The panel, developed in partnership with TIME and moderated by TIME's CEO and Editor-in-Chief Edward Felsenthal, met to discuss the ways inequality has contributed to a populist backlash around the world.

One of the top issued raised by panelists was the assertion that multinational corporations and the very wealthy are not paying "their fair share" of taxes.

“No one is talking about tax evasion," said the historian Rutger Bregman of those gathered at Davos. "I feel like I’m at a firefighters' conference and nobody is allowed to talk about water.”

Also high on the agenda was the recognition that low corporate tax rates, today the policy of many governments around the world, are a relatively recent historical phenomenon. "Governments have chosen not to tax fairly, to get rich companies and rich people to pay their fair share of taxes," said Winnie Byanyima, Oxfam International's executive director. "Because they don't collect those taxes, they don't put enough money into health, education and social protection of their people."

The result is rising levels of inequality around the world. According to a recent Oxfam report timed to coincide with Davos 2019, 26 billionaires had the same wealth as the poorest 3.8 billion people combined. About half of the world’s population lives off less than $6 per day.
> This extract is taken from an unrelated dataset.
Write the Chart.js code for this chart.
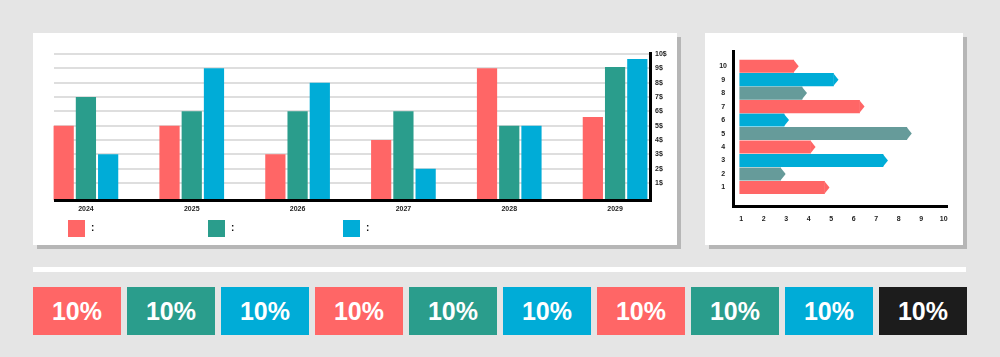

Things have not improved since, according to Oxfam's latest report.
The world’s top 1 percent grab bed nearly two-thirds of the $42 trillion in new wealth created since 2020, Oxfam says in a new report released to coincide with the annual meeting of the World Economic Forum. The share was almost twice as much money as the amount obtained by the bottom 99 percent of the world’s population, according to Oxfam’s “Survival of the Richest” report.